GIVEN TASK.
The answer is a single number: how many lines hold the string "that".

:: DATA LINES

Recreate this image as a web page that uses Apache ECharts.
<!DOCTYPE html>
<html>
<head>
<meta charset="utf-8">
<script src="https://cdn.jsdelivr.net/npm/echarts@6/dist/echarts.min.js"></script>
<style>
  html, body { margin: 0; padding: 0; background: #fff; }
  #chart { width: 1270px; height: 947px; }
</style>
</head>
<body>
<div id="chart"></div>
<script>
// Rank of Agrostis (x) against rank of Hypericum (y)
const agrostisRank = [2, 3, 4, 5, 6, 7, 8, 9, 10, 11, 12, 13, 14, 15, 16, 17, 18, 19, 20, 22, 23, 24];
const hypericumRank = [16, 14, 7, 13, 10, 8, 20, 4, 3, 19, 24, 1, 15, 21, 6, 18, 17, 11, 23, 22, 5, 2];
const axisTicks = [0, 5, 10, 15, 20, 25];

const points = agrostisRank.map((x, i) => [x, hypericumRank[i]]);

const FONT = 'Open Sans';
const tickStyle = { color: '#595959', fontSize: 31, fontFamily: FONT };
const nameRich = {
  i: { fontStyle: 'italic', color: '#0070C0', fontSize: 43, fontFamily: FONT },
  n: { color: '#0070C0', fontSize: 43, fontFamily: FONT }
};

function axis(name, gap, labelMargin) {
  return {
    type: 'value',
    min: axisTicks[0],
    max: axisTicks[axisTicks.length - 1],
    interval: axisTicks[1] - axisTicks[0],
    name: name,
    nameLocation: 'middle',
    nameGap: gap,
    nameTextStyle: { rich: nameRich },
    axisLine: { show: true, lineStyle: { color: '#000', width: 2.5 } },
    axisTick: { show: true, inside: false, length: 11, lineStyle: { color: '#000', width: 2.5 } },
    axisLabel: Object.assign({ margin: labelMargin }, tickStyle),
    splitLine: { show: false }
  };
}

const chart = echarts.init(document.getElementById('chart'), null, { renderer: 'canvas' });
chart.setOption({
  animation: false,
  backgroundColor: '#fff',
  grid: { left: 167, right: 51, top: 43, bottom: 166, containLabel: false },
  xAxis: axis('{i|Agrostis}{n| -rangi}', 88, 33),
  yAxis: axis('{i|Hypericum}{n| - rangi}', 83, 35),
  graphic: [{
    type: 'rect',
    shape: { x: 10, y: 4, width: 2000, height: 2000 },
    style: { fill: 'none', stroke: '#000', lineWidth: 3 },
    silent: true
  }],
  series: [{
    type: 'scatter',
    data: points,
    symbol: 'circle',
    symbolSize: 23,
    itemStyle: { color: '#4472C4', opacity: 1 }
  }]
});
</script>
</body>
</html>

::::
:: DATA LINES

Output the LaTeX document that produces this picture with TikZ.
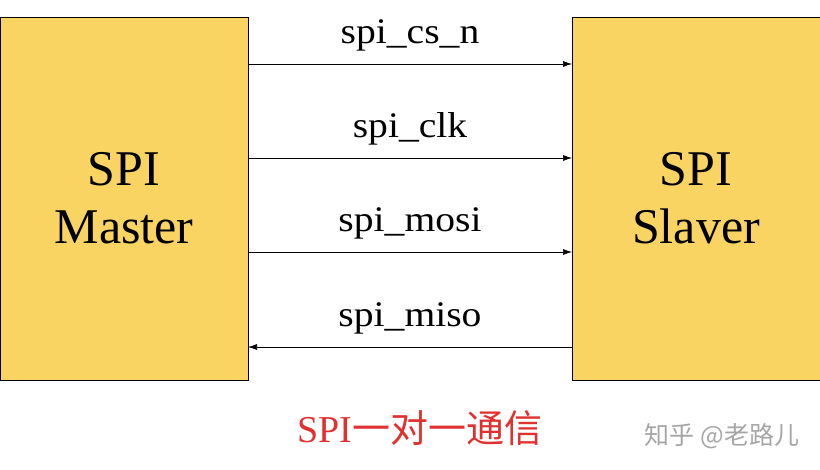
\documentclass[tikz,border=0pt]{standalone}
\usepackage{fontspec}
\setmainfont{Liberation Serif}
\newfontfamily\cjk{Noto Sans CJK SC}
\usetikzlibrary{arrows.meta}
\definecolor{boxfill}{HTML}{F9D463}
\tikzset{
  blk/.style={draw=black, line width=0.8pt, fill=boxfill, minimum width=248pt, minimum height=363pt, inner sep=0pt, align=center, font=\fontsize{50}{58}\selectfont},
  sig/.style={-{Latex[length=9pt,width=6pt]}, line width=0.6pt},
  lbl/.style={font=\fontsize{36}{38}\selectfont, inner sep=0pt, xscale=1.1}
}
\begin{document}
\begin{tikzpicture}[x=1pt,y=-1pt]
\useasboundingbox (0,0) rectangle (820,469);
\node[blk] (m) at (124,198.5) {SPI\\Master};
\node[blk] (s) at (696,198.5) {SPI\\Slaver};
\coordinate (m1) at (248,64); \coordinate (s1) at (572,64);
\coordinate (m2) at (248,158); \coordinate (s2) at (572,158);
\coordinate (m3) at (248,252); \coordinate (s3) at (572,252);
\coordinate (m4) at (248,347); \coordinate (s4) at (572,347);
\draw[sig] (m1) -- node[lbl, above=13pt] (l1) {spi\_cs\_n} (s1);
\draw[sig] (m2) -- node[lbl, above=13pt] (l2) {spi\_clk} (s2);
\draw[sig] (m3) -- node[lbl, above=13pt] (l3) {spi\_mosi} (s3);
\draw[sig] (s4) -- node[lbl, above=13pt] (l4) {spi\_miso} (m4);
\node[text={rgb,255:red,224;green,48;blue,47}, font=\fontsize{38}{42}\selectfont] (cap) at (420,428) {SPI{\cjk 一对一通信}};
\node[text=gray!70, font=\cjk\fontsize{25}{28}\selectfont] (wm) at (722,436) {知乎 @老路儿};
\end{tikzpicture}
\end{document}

::::

WRITTEN SOLUTION.
2